By bringing in teenage Gospić, whose only prior musical experience had been signing in a band called Plima with her brother Zoran, Ambasadori leader Vujović continued the practice of acquiring young and inexperienced vocalists. Still a high school student at Sarajevo's Second Gymnasium, Gospić's first appearance with Ambasadori took place at the 1977 Vaš šlager sezone with "Dođi u pet do pet". Composed by Vujović with lyrics by Slobodan Đurasović, the cheeky song turned out to be an unexpected Yugoslavia-wide hit despite failing to get much attention from the festival jury that awarded the top prize to Indexi's "U jednim plavim očima".

Riding the unanticipated popularity of "Dođi u pet do pet", the band began touring a lot more throughout the country while also continuing to appear at various schlager festivals. However, the age gap between the band members and their teenage vocalist soon began causing issues. Gospić herself talked about it in later interviews, describing the strange dynamic between the band members — all of whom were married with wives and families — who saw the band as a job and their teenage vocalist, half their age, who was mostly concerned with hanging out with friends.

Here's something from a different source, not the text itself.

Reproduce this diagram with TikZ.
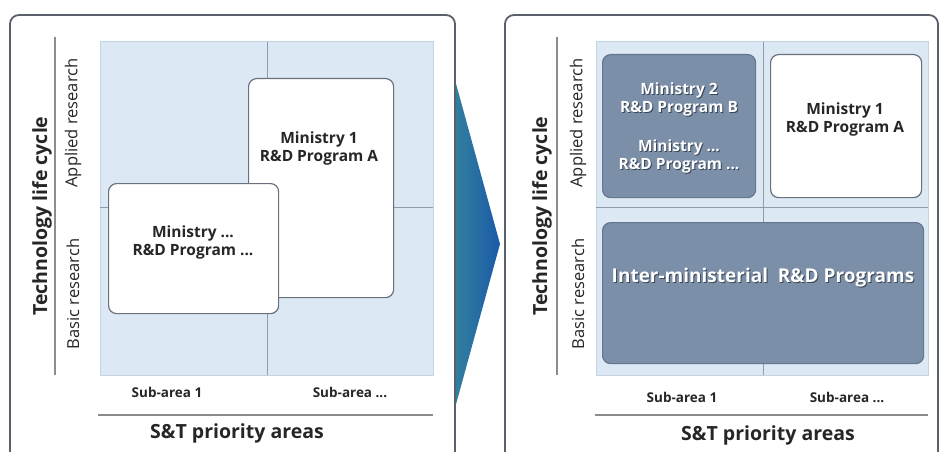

Other Ambasadori members that came and went throughout the 1968–1970s include various musicians active on the Sarajevo music scene at the time and after, such as trombone player Srđan Stefanović, keyboard player Robert Ivanović, keyboard player Sinan Alimanovic, keyboard player Neven Pocrnjić, saxophone player Ivica Sindic, drummer "Tica", trumpet player Krešimir "Keco" Vlašić (ex Pro Arte), singer Ismeta Dervoz (ex Kodeksi), drummer Perica Stojanović (ex Jutro), organist Vlado Pravdić, bassist Ivica Vinković, bassist Zlatko Hold, saxophonist Andrej "Lale" Stefanović, etc.